Image: Residents watch a movie about the war against Japan during World War Two, in an open-air cinema inside a park in Shanghai, July 31, 2015. REUTERS/Aly Song/Files
BEIJING (Reuters) – China is reviewing a draft law aimed at boosting financial incentives for Chinese movies and ensuring freedom to make films, state media said on Friday, as it hopes to expand the cultural and commercial success of its film industry.
China’s box office is expected to overtake the U.S. market as the world’s largest by 2017, and while foreign films have traditionally dominated the industry, locally made films are posing an increasing challenge.
Chinese movies have accounted for about 60 percent of total ticket sales this year.
Nonetheless, China has struggled to produce pictures with global box office punch, and officials hope to expand the imprint abroad of the country’s culture and arts through “cultural reform”, part of a broader soft-power push.
The draft law, being reviewed by the legislature, would offer financing incentives and tax cuts for script writing, filming, distribution, screening, and overseas promotion of domestic films, the official Xinhua news agency said.
It would also “ensure the freedom to produce films” and perfect and open to the public “concrete film examination standards”, Xinhua said, referring to the way films are approved by censors.

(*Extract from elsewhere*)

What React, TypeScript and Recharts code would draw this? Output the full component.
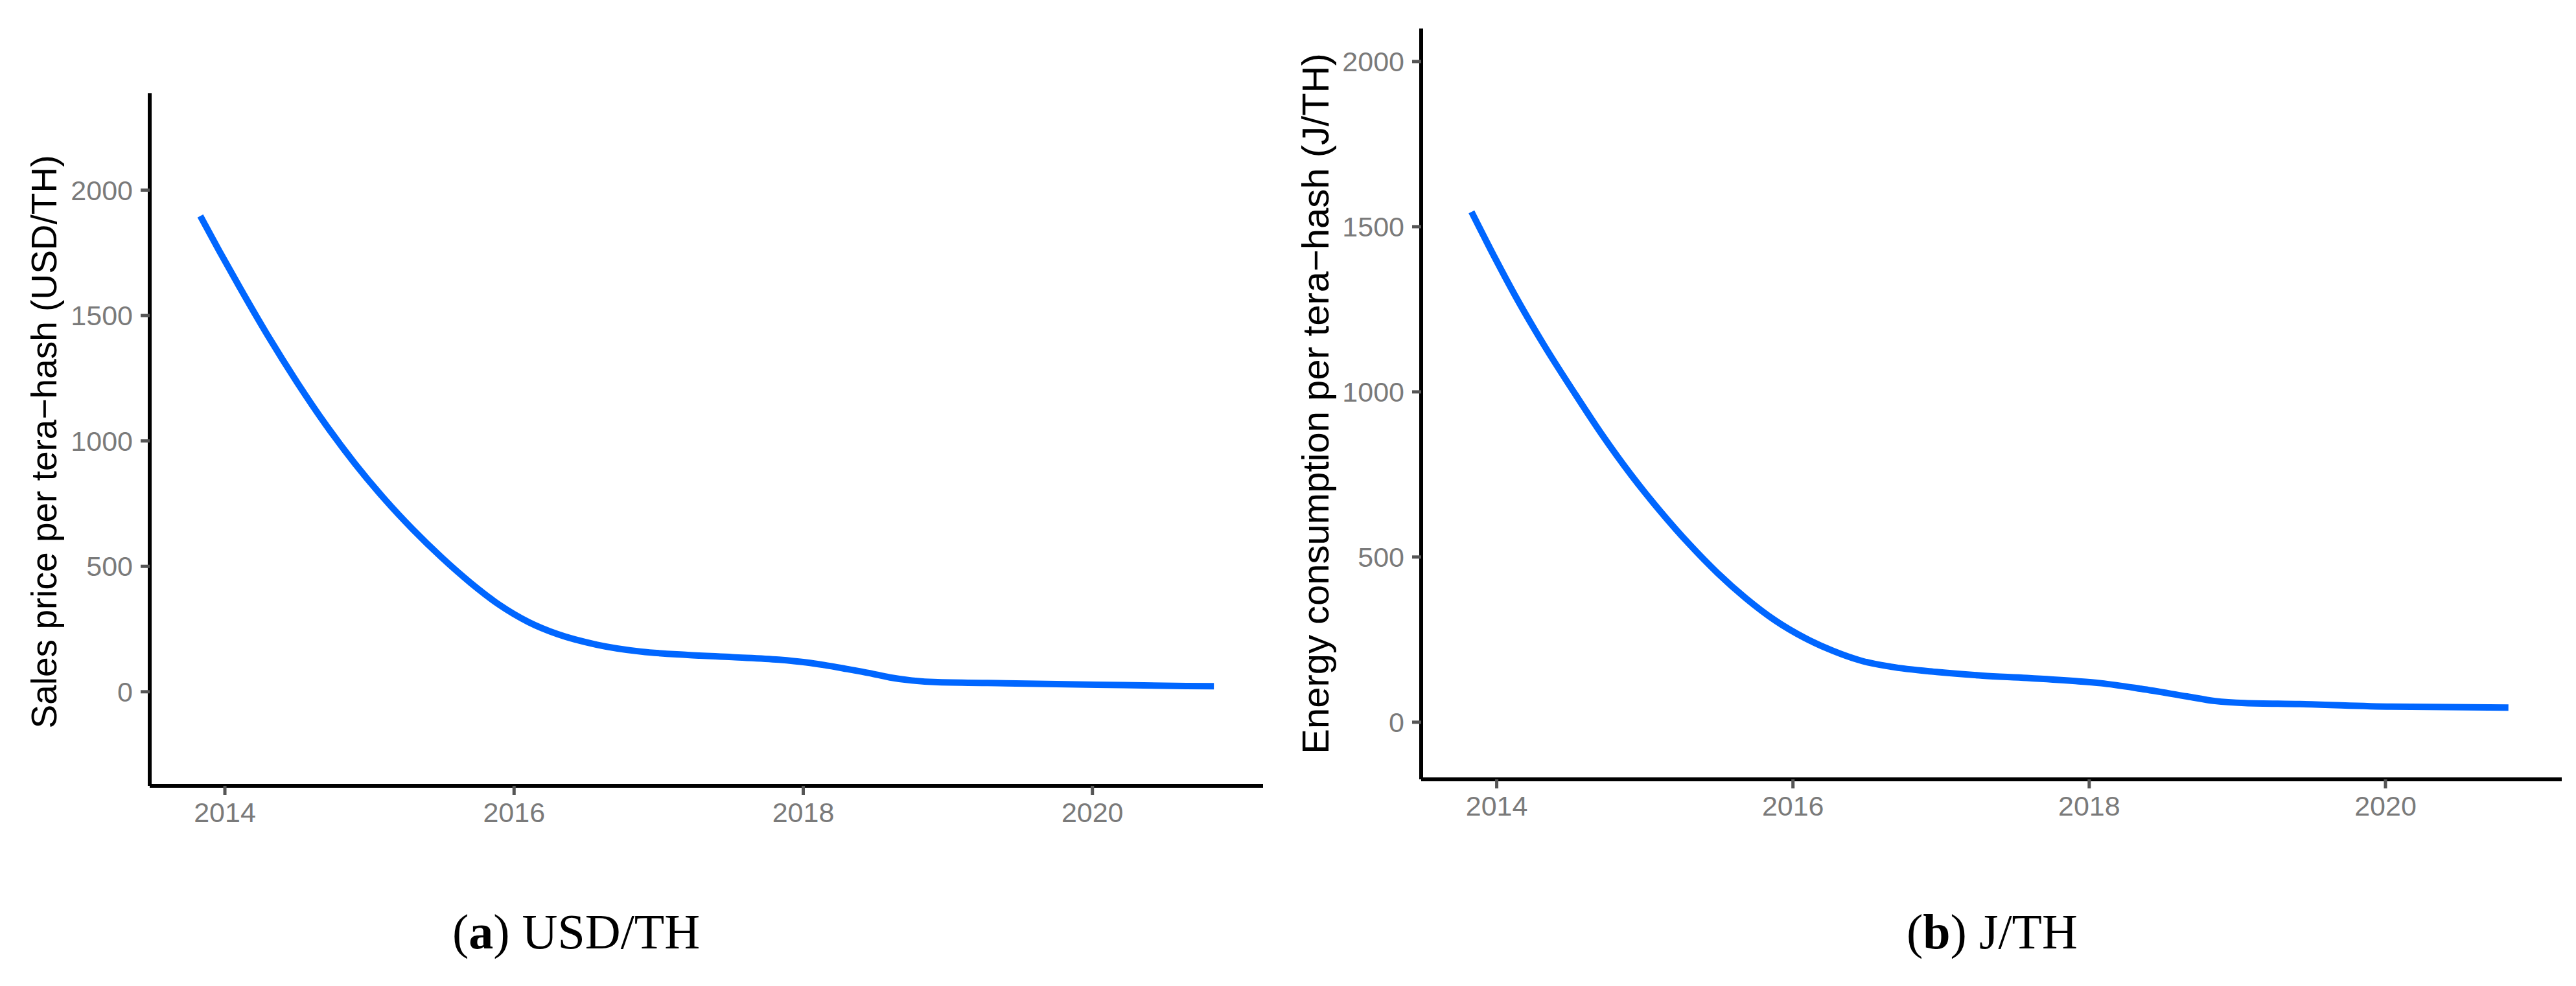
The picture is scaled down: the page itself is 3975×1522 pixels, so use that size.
import React from 'react';
import { LineChart, Line, XAxis, YAxis } from 'recharts';

// Panel (a): sales price per tera-hash, USD/TH
const yearsA = [
  2013.83, 2013.96, 2014.1, 2014.3, 2014.5, 2014.7, 2014.9, 2015.1, 2015.3, 2015.5,
  2015.7, 2015.9, 2016.1, 2016.3, 2016.57, 2016.88, 2017.2, 2017.51, 2017.83, 2018.02,
  2018.14, 2018.3, 2018.46, 2018.6, 2018.75, 2018.93, 2019.4, 2020.03, 2020.65, 2020.84,
];
const priceA = [
  1897, 1759, 1615, 1417, 1233, 1063, 909, 771, 647, 535,
  434, 346, 278, 230, 188, 160, 147, 138, 128, 117,
  107, 91, 74, 57, 45, 38, 34, 28, 23, 22,
];

// Panel (b): energy consumption per tera-hash, J/TH
const yearsB = [
  2013.83, 2013.99, 2014.12, 2014.32, 2014.52, 2014.71, 2014.91, 2015.1, 2015.3, 2015.49,
  2015.68, 2015.88, 2016.08, 2016.27, 2016.47, 2016.66, 2016.97, 2017.28, 2017.58, 2017.89,
  2018.08, 2018.35, 2018.66, 2018.85, 2019.05, 2019.42, 2020.04, 2020.83,
];
const energyB = [
  1545, 1404, 1295, 1141, 1000, 871, 747, 641, 539, 452,
  376, 308, 255, 216, 185, 168, 152, 141, 134, 125,
  118, 101, 78, 64, 58, 55, 47, 44,
];

const xTicks = [2014, 2016, 2018, 2020];
const yTicks = [0, 500, 1000, 1500, 2000];

const dataA = yearsA.map((year, i) => ({ year, value: priceA[i] }));
const dataB = yearsB.map((year, i) => ({ year, value: energyB[i] }));

const LINE = '#0066ff';
const sans = '"Liberation Sans", Arial, sans-serif';
const serif = '"Liberation Serif", "Times New Roman", serif';
const tickStyle = { fill: '#7a7a7a', fontSize: 43, fontFamily: sans };

interface PanelProps {
  data: { year: number; value: number }[];
  width: number;
  xDomain: [number, number];
  yDomain: [number, number];
  margin: { top: number; right: number; bottom: number; left: number };
}

const Panel: React.FC<PanelProps> = ({ data, width, xDomain, yDomain, margin }) => (
  <LineChart width={width} height={1522} data={data} margin={margin}>
    <XAxis
      dataKey="year"
      type="number"
      domain={xDomain}
      ticks={xTicks}
      allowDataOverflow
      height={100}
      axisLine={{ stroke: '#000', strokeWidth: 6 }}
      tickLine={{ stroke: '#555', strokeWidth: 5 }}
      tickSize={14}
      tickMargin={11}
      tick={tickStyle}
    />
    <YAxis
      type="number"
      domain={yDomain}
      ticks={yTicks}
      allowDataOverflow
      width={130}
      axisLine={{ stroke: '#000', strokeWidth: 6 }}
      tickLine={{ stroke: '#555', strokeWidth: 5 }}
      tickSize={14}
      tickMargin={12}
      tick={tickStyle}
    />
    <Line
      type="monotone"
      dataKey="value"
      stroke={LINE}
      strokeWidth={10}
      dot={false}
      isAnimationActive={false}
    />
  </LineChart>
);

const App: React.FC = () => {
  return (
    <div style={{ position: 'absolute', left: 0, top: 0, width: 3975, height: 1522, background: '#fff', overflow: 'hidden' }}>
      <div style={{ position: 'absolute', left: 0, top: 0 }}>
        <Panel
          data={dataA}
          width={2000}
          xDomain={[2013.48, 2021.18]}
          yDomain={[-375, 2386]}
          margin={{ top: 144, right: 51, bottom: 209, left: 101 }}
        />
      </div>
      <div style={{ position: 'absolute', left: 2000, top: 0 }}>
        <Panel
          data={dataB}
          width={1975}
          xDomain={[2013.49, 2021.19]}
          yDomain={[-173, 2100]}
          margin={{ top: 44, right: 22, bottom: 219, left: 63 }}
        />
      </div>

      {/* y-axis titles */}
      <div style={{
        position: 'absolute', left: 68, top: 682, transform: 'translate(-50%, -50%) rotate(-90deg)',
        whiteSpace: 'nowrap', fontFamily: sans, fontSize: 55, color: '#000', lineHeight: 1,
      }}>
        Sales price per tera−hash (USD/TH)
      </div>
      <div style={{
        position: 'absolute', left: 2030, top: 623, transform: 'translate(-50%, -50%) rotate(-90deg)',
        whiteSpace: 'nowrap', fontFamily: sans, fontSize: 58, color: '#000', lineHeight: 1,
      }}>
        Energy consumption per tera−hash (J/TH)
      </div>

      {/* sub-figure captions */}
      <div style={{ position: 'absolute', left: 698, top: 1400, fontFamily: serif, fontSize: 76, color: '#000', whiteSpace: 'nowrap', lineHeight: 1 }}>
        (<b>a</b>) USD/TH
      </div>
      <div style={{ position: 'absolute', left: 2942, top: 1400, fontFamily: serif, fontSize: 76, color: '#000', whiteSpace: 'nowrap', lineHeight: 1 }}>
        (<b>b</b>) J/TH
      </div>
    </div>
  );
};

export default App;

Their review of a film would be “subject to the opinions of experts” the news agency said, adding that “industry insiders” expected the law to “bridge gaps between domestic and foreign movies” in technology, capital, talent and content.
Critics argue that China’s strict censorship regime for all broadcast media, in which anything deemed politically sensitive is banned, has dulled the global appeal of the country’s films.
Among China’s censorship guidelines, a 2001 order issued by the State Council bans content that endangers the unity, sovereignty and territorial integrity of China, harms national honour and disrupts social stability. Harming public morality and national traditions is forbidden.